Americans were a rarity in the Channel Islands, and no less in the British Methodist circles where Sandy and I spent most of our time. So, when we heard the American accents in the terminal of Heathrow Airport, it was our first sign of home. They were an African American family, a father dressed in a dark business suit and his two young children shouldering backpacks half their size with the Star Wars theme. His son sported a Jedi and his daughter Princess Leia. I smiled and gave them a nod. The father returned the gesture and said a soft “hello”. The familiarity of their sound felt good and at last I knew I was ready to be home. We were strangers bound by our plane tickets and the country we call home.

While Sandy and I were in Jersey, we discovered that ancestry is important to many of the residents. Several families at St. Helier Methodist Centre were able to trace their descendants back to 1066 when William II invaded Jersey and, the Islanders will tell you tongue-and-cheek, Jersey conquered Great Britain. One elderly gentleman joked that while he has lived the last fifty years in Jersey, he is still considered a Londoner.

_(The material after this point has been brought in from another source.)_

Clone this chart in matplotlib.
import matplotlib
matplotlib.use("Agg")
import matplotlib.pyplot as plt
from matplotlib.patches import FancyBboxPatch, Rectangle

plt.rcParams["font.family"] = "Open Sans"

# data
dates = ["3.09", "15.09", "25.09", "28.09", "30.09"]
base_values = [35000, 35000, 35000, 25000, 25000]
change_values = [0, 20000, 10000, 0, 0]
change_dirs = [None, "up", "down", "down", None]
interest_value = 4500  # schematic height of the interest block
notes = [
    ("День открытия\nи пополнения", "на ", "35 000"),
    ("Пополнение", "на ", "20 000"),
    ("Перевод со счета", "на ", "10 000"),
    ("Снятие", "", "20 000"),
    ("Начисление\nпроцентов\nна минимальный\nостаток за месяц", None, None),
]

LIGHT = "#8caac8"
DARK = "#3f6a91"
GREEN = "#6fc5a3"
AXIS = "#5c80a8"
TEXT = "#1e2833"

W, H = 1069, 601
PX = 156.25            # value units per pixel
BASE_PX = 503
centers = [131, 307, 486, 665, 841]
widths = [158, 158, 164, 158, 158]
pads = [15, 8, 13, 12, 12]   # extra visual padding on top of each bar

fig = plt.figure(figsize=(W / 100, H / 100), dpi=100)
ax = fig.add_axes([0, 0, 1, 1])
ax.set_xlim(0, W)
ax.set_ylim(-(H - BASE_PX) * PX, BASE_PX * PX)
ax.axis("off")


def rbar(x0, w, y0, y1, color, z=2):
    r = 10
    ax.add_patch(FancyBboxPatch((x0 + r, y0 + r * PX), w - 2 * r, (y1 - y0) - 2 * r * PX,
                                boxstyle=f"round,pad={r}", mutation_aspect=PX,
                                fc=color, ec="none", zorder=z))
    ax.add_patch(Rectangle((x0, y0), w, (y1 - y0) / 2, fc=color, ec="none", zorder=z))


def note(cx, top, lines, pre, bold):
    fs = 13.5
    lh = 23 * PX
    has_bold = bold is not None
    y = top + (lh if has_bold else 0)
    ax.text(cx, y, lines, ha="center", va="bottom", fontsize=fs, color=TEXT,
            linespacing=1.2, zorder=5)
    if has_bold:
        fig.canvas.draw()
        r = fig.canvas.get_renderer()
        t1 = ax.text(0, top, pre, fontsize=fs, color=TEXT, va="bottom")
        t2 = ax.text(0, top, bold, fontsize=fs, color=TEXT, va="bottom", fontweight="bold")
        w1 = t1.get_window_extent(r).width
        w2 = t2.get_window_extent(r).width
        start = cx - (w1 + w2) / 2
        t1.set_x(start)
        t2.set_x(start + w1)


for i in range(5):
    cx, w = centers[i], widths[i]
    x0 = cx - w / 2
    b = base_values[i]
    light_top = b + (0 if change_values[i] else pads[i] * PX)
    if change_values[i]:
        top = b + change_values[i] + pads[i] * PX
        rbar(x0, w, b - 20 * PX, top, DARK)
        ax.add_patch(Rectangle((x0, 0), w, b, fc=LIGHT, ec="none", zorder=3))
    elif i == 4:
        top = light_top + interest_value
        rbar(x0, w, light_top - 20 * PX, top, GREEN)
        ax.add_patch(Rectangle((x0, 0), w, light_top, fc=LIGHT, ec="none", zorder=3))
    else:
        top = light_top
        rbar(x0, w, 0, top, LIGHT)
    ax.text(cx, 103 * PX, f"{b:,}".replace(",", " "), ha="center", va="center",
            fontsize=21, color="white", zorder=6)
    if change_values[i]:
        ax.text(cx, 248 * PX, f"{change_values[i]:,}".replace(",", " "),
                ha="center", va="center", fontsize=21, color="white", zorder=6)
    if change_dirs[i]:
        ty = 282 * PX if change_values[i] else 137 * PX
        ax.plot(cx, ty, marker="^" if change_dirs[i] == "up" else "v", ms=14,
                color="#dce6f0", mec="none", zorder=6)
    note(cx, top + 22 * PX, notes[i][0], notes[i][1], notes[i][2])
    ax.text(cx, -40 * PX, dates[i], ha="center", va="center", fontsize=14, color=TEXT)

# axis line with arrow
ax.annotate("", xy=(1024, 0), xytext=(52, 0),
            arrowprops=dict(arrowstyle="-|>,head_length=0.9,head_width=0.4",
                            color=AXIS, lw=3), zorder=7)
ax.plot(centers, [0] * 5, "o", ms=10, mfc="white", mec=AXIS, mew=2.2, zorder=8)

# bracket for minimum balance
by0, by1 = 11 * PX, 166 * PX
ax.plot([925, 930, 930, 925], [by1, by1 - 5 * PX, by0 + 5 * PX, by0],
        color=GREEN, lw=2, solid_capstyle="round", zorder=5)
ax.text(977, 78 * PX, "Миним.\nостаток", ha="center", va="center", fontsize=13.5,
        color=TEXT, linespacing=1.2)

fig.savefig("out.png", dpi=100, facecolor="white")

It struck me in these conversations how unique the United States is in its founding and diversity. When the American colonies claimed independence in 1776 it is believed that anywhere between two to ten million native people lived in the North America. Today that number is only a tiny fraction of our population, and this of course has its own story. We have become a nation of immigrants, and compared to the linage of our European counterparts, the vast majority of us are recent arrivals to these shores.

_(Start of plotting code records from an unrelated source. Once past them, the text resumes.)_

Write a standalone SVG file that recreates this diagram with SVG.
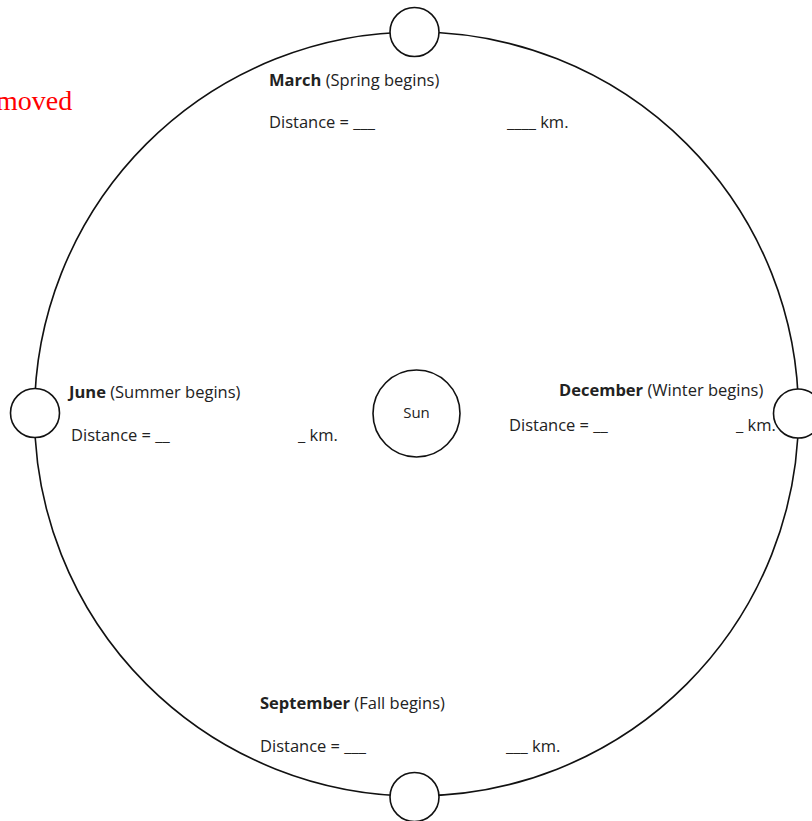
<svg xmlns="http://www.w3.org/2000/svg" width="812" height="821" viewBox="0 0 812 821">
<style>
.ln{fill:none;stroke:#111;stroke-width:1.6}
.pl{fill:#fff;stroke:#111;stroke-width:1.6}
.t{font-family:"Open Sans","Liberation Sans",sans-serif;font-size:16.5px;fill:#222}
.b{font-weight:bold}
.red{font-family:"Liberation Serif",serif;font-size:28px;fill:#ff0000}
</style>
<rect width="812" height="821" fill="#fff"/>
<text class="red" x="-4" y="110">moved</text>
<g id="connectors">
<circle class="ln" cx="416.5" cy="414" r="382"/>
</g>
<g id="sun">
<circle class="pl" cx="416.5" cy="413.5" r="43.5"/>
<text class="t" x="416.5" y="418" text-anchor="middle" style="font-size:15px">Sun</text>
</g>
<g id="march">
<circle class="pl" cx="414.5" cy="32" r="24.5"/>
<text class="t" x="269" y="86"><tspan class="b">March</tspan> (Spring begins)</text>
<text class="t" x="269" y="128">Distance = ___</text>
<text class="t" x="507" y="128">____ km.</text>
</g>
<g id="june">
<circle class="pl" cx="35" cy="413" r="24.5"/>
<text class="t" x="69" y="398"><tspan class="b">June</tspan> (Summer begins)</text>
<text class="t" x="71" y="441">Distance = __</text>
<text class="t" x="298" y="441">_ km.</text>
</g>
<g id="december">
<circle class="pl" cx="798" cy="413.5" r="24.5"/>
<text class="t" x="559" y="396"><tspan class="b">December</tspan> (Winter begins)</text>
<text class="t" x="509" y="431">Distance = __</text>
<text class="t" x="736" y="431">_ km.</text>
</g>
<g id="september">
<circle class="pl" cx="414.5" cy="797" r="24.5"/>
<text class="t" x="260" y="709"><tspan class="b">September</tspan> (Fall begins)</text>
<text class="t" x="260" y="752">Distance = ___</text>
<text class="t" x="506" y="752">___ km.</text>
</g>
</svg>
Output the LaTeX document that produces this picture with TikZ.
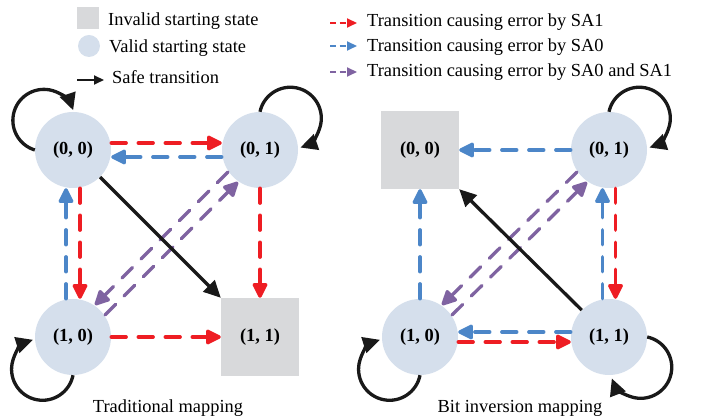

Some of us were brought here by force to work as slaves, and when finally emancipated had no other home. The rest of us are here because our forefathers and foremothers were either persecuted or looking for opportunities they could not attain in their ancestral homes. Our people were more than likely poor, with the sum of their belongings contained in a handbag. The story of our nation continues in this way when we see the Latino working the construction site or the woman with the Middle East accent working late hours at the gas station checkout.

The morning before we left Jersey, news broke on the BBC of white supremacists and neo-Nazis marching through Charlottesville, Virginia. Traveling from the Channel Islands onto London, then to New York City and finally home near midnight, the details of that terrible day filled out. The words of Lady Liberty played through my head, “Give me your tired, your poor, your huddled masses yearning to breathe free. The wretched refuse of your teeming shore.”

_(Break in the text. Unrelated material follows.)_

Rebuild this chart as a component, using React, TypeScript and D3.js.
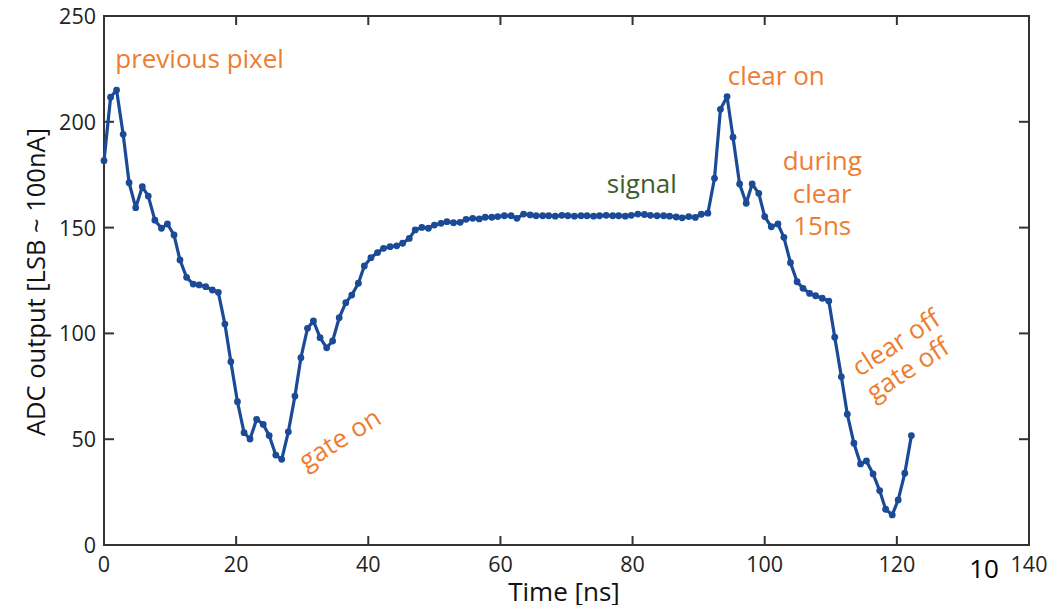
import * as d3 from 'd3';
import React, {useRef, useEffect} from 'react';

// time axis of each sample [ns]
const timeNs = [
  0.0, 1.0, 1.9, 2.9, 3.8, 4.8, 5.8, 6.7, 7.7, 8.7, 9.6, 10.6, 11.5, 12.5, 13.5, 14.4,
  15.4, 16.4, 17.3, 18.3, 19.2, 20.2, 21.2, 22.1, 23.1, 24.1, 25.0, 26.0, 26.9, 27.9, 28.9, 29.8,
  30.8, 31.7, 32.7, 33.7, 34.6, 35.6, 36.6, 37.5, 38.5, 39.4, 40.4, 41.4, 42.3, 43.3, 44.3, 45.2,
  46.2, 47.1, 48.1, 49.1, 50.0, 51.0, 51.9, 52.9, 53.9, 54.8, 55.8, 56.8, 57.7, 58.7, 59.6, 60.6,
  61.6, 62.5, 63.5, 64.5, 65.4, 66.4, 67.3, 68.3, 69.3, 70.2, 71.2, 72.2, 73.1, 74.1, 75.0, 76.0,
  77.0, 77.9, 78.9, 79.8, 80.8, 81.8, 82.7, 83.7, 84.7, 85.6, 86.6, 87.5, 88.5, 89.5, 90.4, 91.4,
  92.4, 93.3, 94.3, 95.2, 96.2, 97.2, 98.1, 99.1, 100.0, 101.0, 102.0, 102.9, 103.9, 104.9, 105.8, 106.8,
  107.7, 108.7, 109.7, 110.6, 111.6, 112.5, 113.5, 114.5, 115.4, 116.4, 117.4, 118.3, 119.3, 120.2, 121.2, 122.2
];

// ADC output [LSB]
const adcOutput = [
  181.6, 211.6, 215.0, 194.1, 171.2, 159.4, 169.3, 164.9, 153.5, 149.7, 151.7, 146.5, 134.7, 126.5, 123.3, 122.9,
  122.1, 120.5, 119.4, 104.4, 86.6, 67.7, 53.1, 50.1, 59.4, 57.0, 51.7, 42.5, 40.5, 53.5, 70.4, 88.5,
  102.4, 105.9, 98.0, 93.2, 96.4, 107.4, 114.5, 118.1, 123.7, 131.9, 135.8, 138.2, 140.2, 141.0, 141.4, 142.6,
  144.9, 148.9, 150.1, 149.7, 151.2, 152.0, 152.8, 152.3, 152.5, 153.9, 154.4, 154.1, 154.9, 154.9, 155.2, 155.6,
  155.6, 154.4, 156.4, 156.0, 155.6, 155.6, 155.6, 155.4, 155.8, 155.6, 155.4, 155.6, 155.6, 155.4, 155.6, 155.8,
  155.6, 155.6, 155.4, 155.8, 156.4, 156.2, 155.8, 155.6, 155.6, 155.4, 155.0, 154.6, 155.2, 154.8, 156.3, 156.8,
  173.3, 205.9, 211.9, 192.7, 170.6, 161.5, 170.6, 166.2, 155.2, 150.4, 151.7, 145.4, 133.4, 124.4, 121.3, 118.9,
  117.8, 116.6, 115.3, 98.2, 79.5, 61.8, 48.1, 38.3, 39.7, 33.6, 25.7, 16.9, 14.2, 21.3, 33.9, 51.7
];

const xTicks = [0, 20, 40, 60, 80, 100, 120, 140];
const yTicks = [0, 50, 100, 150, 200, 250];

// annotations: [text, x(ns), y(LSB), rotation, anchor, colour]
const notes: [string, number, number, number, string, string][] = [
  ['previous pixel', 1.7, 225.4, 0, 'start', '#ED7D31'],
  ['clear on', 94.4, 217.4, 0, 'start', '#ED7D31'],
  ['during', 108.7, 177.2, 0, 'middle', '#ED7D31'],
  ['clear', 108.7, 161.6, 0, 'middle', '#ED7D31'],
  ['15ns', 108.7, 146.5, 0, 'middle', '#ED7D31'],
  ['signal', 81.4, 166.4, 0, 'middle', '#3B5E2B'],
  ['gate on', 36.4, 46.5, -32, 'middle', '#ED7D31'],
  ['clear off', 120.6, 92, -33, 'middle', '#ED7D31'],
  ['gate off', 122.4, 79.5, -33, 'middle', '#ED7D31'],
];

const FONT = '"Open Sans", "Liberation Sans", sans-serif';

const App = () => {
  const ref = useRef<SVGSVGElement>(null);

  useEffect(() => {
    const svg = d3.select(ref.current);
    svg.selectAll('*').remove();

    const left = 104, right = 1029, top = 16, bottom = 545;
    const x = d3.scaleLinear().domain([0, 140]).range([left, right]);
    const y = d3.scaleLinear().domain([0, 250]).range([bottom, top]);

    const points = timeNs.map((t, i) => [t, adcOutput[i]] as [number, number]);

    // frame
    svg.append('rect')
      .attr('x', left).attr('y', top)
      .attr('width', right - left).attr('height', bottom - top)
      .attr('fill', 'none').attr('stroke', '#333').attr('stroke-width', 2);

    // ticks pointing inwards on all four sides
    const tickG = svg.append('g').attr('stroke', '#333').attr('stroke-width', 2);
    xTicks.forEach(t => {
      tickG.append('line').attr('x1', x(t)).attr('x2', x(t)).attr('y1', bottom).attr('y2', bottom - 9);
      tickG.append('line').attr('x1', x(t)).attr('x2', x(t)).attr('y1', top).attr('y2', top + 9);
    });
    yTicks.forEach(t => {
      tickG.append('line').attr('x1', left).attr('x2', left + 10).attr('y1', y(t)).attr('y2', y(t));
      tickG.append('line').attr('x1', right).attr('x2', right - 10).attr('y1', y(t)).attr('y2', y(t));
    });

    svg.append('g').selectAll('text').data(xTicks).enter().append('text')
      .attr('x', d => x(d)).attr('y', 572)
      .attr('text-anchor', 'middle')
      .attr('font-family', FONT).attr('font-size', 21.5).attr('fill', '#222')
      .text(d => d);

    svg.append('g').selectAll('text').data(yTicks).enter().append('text')
      .attr('x', 96).attr('y', d => y(d) + 8)
      .attr('text-anchor', 'end')
      .attr('font-family', FONT).attr('font-size', 21.5).attr('fill', '#222')
      .text(d => d);

    // axis titles
    svg.append('text')
      .attr('x', 564).attr('y', 601)
      .attr('text-anchor', 'middle')
      .attr('font-family', FONT).attr('font-size', 26).attr('fill', '#111')
      .text('Time [ns]');

    svg.append('text')
      .attr('transform', 'translate(45,282) rotate(-90)')
      .attr('text-anchor', 'middle')
      .attr('font-family', FONT).attr('font-size', 25.5).attr('fill', '#111')
      .text('ADC output [LSB ~ 100nA]');

    // stray page number
    svg.append('text')
      .attr('x', 984).attr('y', 578)
      .attr('text-anchor', 'middle')
      .attr('font-family', FONT).attr('font-size', 26).attr('fill', '#000')
      .text('10');

    // the trace
    const line = d3.line<[number, number]>().x(d => x(d[0])).y(d => y(d[1]));
    svg.append('path')
      .datum(points)
      .attr('d', line)
      .attr('fill', 'none')
      .attr('stroke', '#1B4A96')
      .attr('stroke-width', 3.2)
      .attr('stroke-linejoin', 'round');

    svg.append('g').selectAll('circle').data(points).enter().append('circle')
      .attr('cx', d => x(d[0])).attr('cy', d => y(d[1]))
      .attr('r', 3.4)
      .attr('fill', '#1B4A96');

    // annotations
    svg.append('g').selectAll('text').data(notes).enter().append('text')
      .attr('transform', d => 'translate(' + x(d[1]) + ',' + y(d[2]) + ') rotate(' + d[3] + ')')
      .attr('text-anchor', d => d[4])
      .attr('font-family', FONT).attr('font-size', 26)
      .attr('fill', d => d[5])
      .text(d => d[0]);
  });

  return (
    <svg ref={ref} width={1061} height={605}
      style={{position: 'absolute', left: 0, top: 0, background: '#fff'}}>
    </svg>
  );
};

export default App;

Intolerance and hatred have no place in our nation. Its assemblies should receive no validation and their lit torches do not belong within our shores. It is not who we are or what we were founded to become. We are a nation set apart by a grand project many of us believe was divinely inspired, which holds as its premise all of us are created equal under God. By this we have inspired the world.

As the long day of travel came to a close and l tried to settle myself to sleep, I closed my eyes and saw before me the African American family in the terminal at the London airport. I could still hear the father’s voice, that first sound of home. We are fellow countrymen, so I pray for him, for myself and for our common home.